|Further specification:||First order regression system|
|Code:||C mixed with SICStus Prolog|
|References:||Karalic and Bratko 1996|
Handling numerical constraints in the normal ILP setting takes the form of induction of classification or regression rules that involve the use of real numbers, predicting a discrete or a real-valued class in the presence of background knowledge. In the ILP project, a transformation approach to this problem was developed, using propositional systems as subroutines. However, this approach only works for determinate background knowledge, which excludes its applicability to domains such as predicting activity or mutagenicity of chemical compounds.
A new approach developed in ILP, called First Order Regression (FOR), is a combination of ILP and numerical regression. First-order logic descriptions are induced to carve out those subspaces that are amenable to numerical regression among real-valued variables. The program FORS (First Order Regression System) is an implementation of this idea, where numerical regression is focused on a distinguished continuous argument of the target predicate. This can be viewed as a generalisation of the usual ILP problem. Namely, the target predicate in usual ILP can be modified by adding an extra ``continuous'' attribute whose value would be determined by the truth of the examples: 1.0 for positive examples and 0.0 for negative. The regression formulas would only involve this attribute and FORS would tend to find rules that cover subsets of positive-only and negative-only examples.

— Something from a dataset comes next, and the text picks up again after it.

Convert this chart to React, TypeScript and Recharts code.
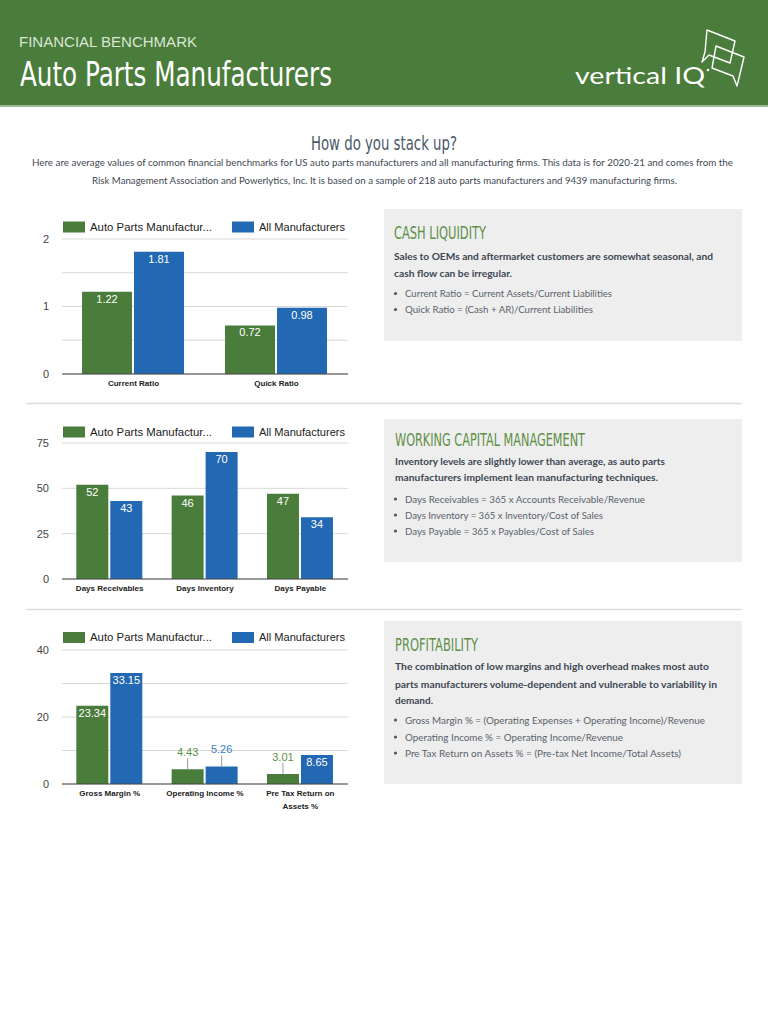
import React from "react";
import { BarChart, Bar, XAxis, YAxis, CartesianGrid, LabelList } from "recharts";

// ---------- data ----------
const seriesNames = ["Auto Parts Manufactur...", "All Manufacturers"];

const liquidityCategories = ["Current Ratio", "Quick Ratio"];
const liquidityAuto = [1.22, 0.72];
const liquidityAll = [1.81, 0.98];
const liquidityGridTicks = [0, 0.5, 1, 1.5, 2];
const liquidityLabelTicks = [0, 1, 2];

const wcCategories = ["Days Receivables", "Days Inventory", "Days Payable"];
const wcAuto = [52, 46, 47];
const wcAll = [43, 70, 34];
const wcGridTicks = [0, 25, 50, 75];
const wcLabelTicks = [0, 25, 50, 75];

const profCategories = ["Gross Margin %", "Operating Income %", "Pre Tax Return on Assets %"];
const profAuto = [23.34, 4.43, 3.01];
const profAll = [33.15, 5.26, 8.65];
const profGridTicks = [0, 10, 20, 30, 40];
const profLabelTicks = [0, 20, 40];

// ---------- styles ----------
const GREEN = "#4a7d3b";
const BLUE = "#2368b2";
const GREEN_OUT = "#5c9146";
const BLUE_OUT = "#3a7ec6";
const NARROW = '"Liberation Sans Narrow", "DejaVu Sans Condensed", Roboto, sans-serif';
const BODY = 'Lato, "Noto Sans", sans-serif';
const ARIAL = '"Liberation Sans", Arial, sans-serif';

type TProps = {
  x: number; y: number; w?: number; size: number; fill: string;
  weight?: number | string; family?: string; anchor?: "start" | "middle" | "end"; children: React.ReactNode;
};
const T = ({ x, y, w, size, fill, weight = 400, family = BODY, anchor = "start", children }: TProps) => (
  <text
    x={x}
    y={y}
    fontSize={size}
    fill={fill}
    fontWeight={weight}
    fontFamily={family}
    textAnchor={anchor}
    textLength={w}
    lengthAdjust={w ? "spacingAndGlyphs" : undefined}
  >
    {children}
  </text>
);

function wrapLabel(text: string, maxChars = 18): string[] {
  if (text.length <= maxChars) return [text];
  const words = text.split(" ");
  const lines: string[] = [];
  let cur = "";
  for (const w of words) {
    const next = cur ? cur + " " + w : w;
    if (next.length > maxChars && cur) {
      lines.push(cur);
      cur = w;
    } else cur = next;
  }
  if (cur) lines.push(cur);
  return lines;
}

const makeLabel = (outColor: string) => (props: any) => {
  const { x, y, width, height, value } = props;
  const cx = Number(x) + Number(width) / 2;
  const top = Number(y);
  if (Number(height) >= 24) {
    return (
      <text x={cx} y={top + 11} fill="#ffffff" fontSize={11} textAnchor="middle" fontFamily={ARIAL}>
        {value}
      </text>
    );
  }
  return (
    <g>
      <line x1={cx} x2={cx} y1={top} y2={top - 11} stroke="#9a9a9a" strokeWidth={1} />
      <text x={cx} y={top - 13} fill={outColor} fontSize={11} textAnchor="middle" fontFamily={ARIAL}>
        {value}
      </text>
    </g>
  );
};

type ChartProps = {
  left: number; top: number; height: number; marginTop: number; xAxisHeight: number;
  categories: string[]; autoValues: number[]; allValues: number[];
  domainMax: number; gridTicks: number[]; labelTicks: number[]; gap: string;
};

function BenchmarkChart(p: ChartProps) {
  const data = p.categories.map((c, i) => ({ name: c, auto: p.autoValues[i], all: p.allValues[i] }));
  const YTick = (props: any) => {
    const { x, y, payload } = props;
    if (!p.labelTicks.includes(payload.value)) return <g />;
    return (
      <text x={x} y={y} dy="0.36em" textAnchor="end" fontSize={11} fill="#444" fontFamily={ARIAL}>
        {payload.value}
      </text>
    );
  };
  const XTick = (props: any) => {
    const { x, y, payload } = props;
    const lines = wrapLabel(String(payload.value));
    return (
      <text x={x} y={y + 4} textAnchor="middle" fontSize={8} fontWeight="bold" fill="#222" fontFamily={ARIAL}>
        {lines.map((l, i) => (
          <tspan key={i} x={x} dy={i === 0 ? 0 : 13}>
            {l}
          </tspan>
        ))}
      </text>
    );
  };
  return (
    <div style={{ position: "absolute", left: p.left, top: p.top }}>
      <BarChart
        width={340}
        height={p.height}
        data={data}
        margin={{ top: p.marginTop, right: 12, bottom: 6, left: 0 }}
        barCategoryGap={p.gap}
        barGap={2}
      >
        <CartesianGrid vertical={false} stroke="#d9d9d9" />
        <XAxis
          dataKey="name"
          tickLine={false}
          axisLine={{ stroke: "#444" }}
          height={p.xAxisHeight}
          tick={<XTick />}
          interval={0}
        />
        <YAxis
          width={42}
          domain={[0, p.domainMax]}
          ticks={p.gridTicks}
          tickLine={false}
          axisLine={false}
          tickMargin={7}
          tick={<YTick />}
          interval={0}
        />
        <Bar dataKey="auto" fill={GREEN} isAnimationActive={false}>
          <LabelList dataKey="auto" content={makeLabel(GREEN_OUT)} />
        </Bar>
        <Bar dataKey="all" fill={BLUE} isAnimationActive={false}>
          <LabelList dataKey="all" content={makeLabel(BLUE_OUT)} />
        </Bar>
      </BarChart>
    </div>
  );
}

const Legend = ({ cy }: { cy: number }) => (
  <g>
    <rect x={63} y={cy - 5} width={22} height={11} fill={GREEN} />
    <T x={90} y={cy + 4} w={122} size={11} fill="#222" family={ARIAL}>{seriesNames[0]}</T>
    <rect x={232} y={cy - 5} width={22} height={11} fill={BLUE} />
    <T x={259} y={cy + 4} w={86} size={11} fill="#222" family={ARIAL}>{seriesNames[1]}</T>
  </g>
);

const HEAD = "#5d8f47";
const BOLD = "#3d4753";
const BUL = "#59626b";

const Bullet = ({ y, w, children }: { y: number; w: number; children: React.ReactNode }) => (
  <g>
    <circle cx={395.5} cy={y - 3.5} r={1.6} fill="#555" />
    <T x={405} y={y} w={w} size={9.5} fill={BUL}>{children}</T>
  </g>
);

export default function App() {
  return (
    <div style={{ position: "absolute", left: 0, top: 0, width: 768, height: 1024, background: "#fff", overflow: "hidden" }}>
      <svg width={768} height={1024} style={{ position: "absolute", left: 0, top: 0 }}>
        {/* header */}
        <rect x={0} y={0} width={768} height={106} fill="#4a7c3b" />
        <rect x={0} y={105} width={768} height={2} fill="#a3b89a" />
        <T x={19} y={47} w={178} size={14} fill="#dbe5d5" family={ARIAL}>FINANCIAL BENCHMARK</T>
        <T x={20} y={86} w={312} size={34} fill="#ffffff" family={NARROW}>Auto Parts Manufacturers</T>
        <T x={575} y={84} w={130} size={23} fill="#ffffff" family={BODY}>vertical IQ</T>
        <circle cx={708} cy={70} r={1.3} fill="#fff" />
        <g fill="none" stroke="#ffffff" strokeWidth={1.4} strokeLinejoin="round">
          <path d="M707,30 L735,41 L730,63 L709,55 L702,62 L705,52 Z" />
          <path d="M716,46 L744,57 L739,78 L737,86 L733,76 L712,68 Z" />
        </g>

        {/* intro */}
        <T x={384} y={150} w={146} size={20} fill="#4b5968" family={NARROW} anchor="middle">How do you stack up?</T>
        <T x={382.5} y={165.5} w={701} size={10} fill="#3e4852" anchor="middle">
          Here are average values of common financial benchmarks for US auto parts manufacturers and all manufacturing firms. This data is for 2020-21 and comes from the
        </T>
        <T x={384.5} y={183.5} w={585} size={10} fill="#3e4852" anchor="middle">
          Risk Management Association and Powerlytics, Inc. It is based on a sample of 218 auto parts manufacturers and 9439 manufacturing firms.
        </T>

        {/* separators */}
        <line x1={26} x2={742} y1={403.5} y2={403.5} stroke="#dddddd" strokeWidth={1.5} />
        <line x1={26} x2={742} y1={609.5} y2={609.5} stroke="#dddddd" strokeWidth={1.5} />

        {/* legends */}
        <Legend cy={226.5} />
        <Legend cy={431.5} />
        <Legend cy={637} />

        {/* panel 1 */}
        <rect x={384} y={209} width={358} height={132} fill="#eeeeee" />
        <T x={394} y={238.5} w={92} size={18} fill={HEAD} family={NARROW}>CASH LIQUIDITY</T>
        <T x={394} y={260} w={319} size={10} fill={BOLD} weight={700}>Sales to OEMs and aftermarket customers are somewhat seasonal, and</T>
        <T x={394} y={277} w={118} size={10} fill={BOLD} weight={700}>cash flow can be irregular.</T>
        <Bullet y={297} w={207}>Current Ratio = Current Assets/Current Liabilities</Bullet>
        <Bullet y={313} w={188}>Quick Ratio = (Cash + AR)/Current Liabilities</Bullet>

        {/* panel 2 */}
        <rect x={384} y={419} width={358} height={143} fill="#eeeeee" />
        <T x={395} y={445.5} w={190} size={18} fill={HEAD} family={NARROW}>WORKING CAPITAL MANAGEMENT</T>
        <T x={395} y={465} w={270} size={10} fill={BOLD} weight={700}>Inventory levels are slightly lower than average, as auto parts</T>
        <T x={395} y={481} w={263} size={10} fill={BOLD} weight={700}>manufacturers implement lean manufacturing techniques.</T>
        <Bullet y={502.5} w={240}>Days Receivables = 365 x Accounts Receivable/Revenue</Bullet>
        <Bullet y={518.5} w={198}>Days Inventory = 365 x Inventory/Cost of Sales</Bullet>
        <Bullet y={534.5} w={189}>Days Payable = 365 x Payables/Cost of Sales</Bullet>

        {/* panel 3 */}
        <rect x={384} y={621} width={358} height={163} fill="#eeeeee" />
        <T x={395} y={650.5} w={83} size={18} fill={HEAD} family={NARROW}>PROFITABILITY</T>
        <T x={395} y={670} w={314} size={10} fill={BOLD} weight={700}>The combination of low margins and high overhead makes most auto</T>
        <T x={395} y={688} w={322} size={10} fill={BOLD} weight={700}>parts manufacturers volume-dependent and vulnerable to variability in</T>
        <T x={395} y={704} w={38} size={10} fill={BOLD} weight={700}>demand.</T>
        <Bullet y={723.5} w={300}>Gross Margin % = (Operating Expenses + Operating Income)/Revenue</Bullet>
        <Bullet y={740.5} w={218}>Operating Income % = Operating Income/Revenue</Bullet>
        <Bullet y={756.5} w={276}>Pre Tax Return on Assets % = (Pre-tax Net Income/Total Assets)</Bullet>
      </svg>

      <BenchmarkChart
        left={20} top={210} height={190} marginTop={29} xAxisHeight={20}
        categories={liquidityCategories} autoValues={liquidityAuto} allValues={liquidityAll}
        domainMax={2} gridTicks={liquidityGridTicks} labelTicks={liquidityLabelTicks} gap="14%"
      />
      <BenchmarkChart
        left={20} top={415} height={190} marginTop={28} xAxisHeight={20}
        categories={wcCategories} autoValues={wcAuto} allValues={wcAll}
        domainMax={75} gridTicks={wcGridTicks} labelTicks={wcLabelTicks} gap="15%"
      />
      <BenchmarkChart
        left={20} top={620} height={200} marginTop={30} xAxisHeight={30}
        categories={profCategories} autoValues={profAuto} allValues={profAll}
        domainMax={40} gridTicks={profGridTicks} labelTicks={profLabelTicks} gap="15%"
      />
    </div>
  );
}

FORS uses a covering approach, similar to the one of FOIL. The clause building part of the algorithm uses a top-down approach. The algorithm starts with the most general candidate clause, covering the entire example set and then specializes the clause by adding literals. Clause construction uses beam search to guide the algorithm through the space of possible clauses. As a part of the system, pruning based on the Minimum description length principle was developed that can handle also continuous variables. It turned out that MDL pruning helps to build more comprehensible models, while at the same time preserves model's performance in terms of its prediction power. FORS can handle noisy data and can also model dynamic systems (learn from time series).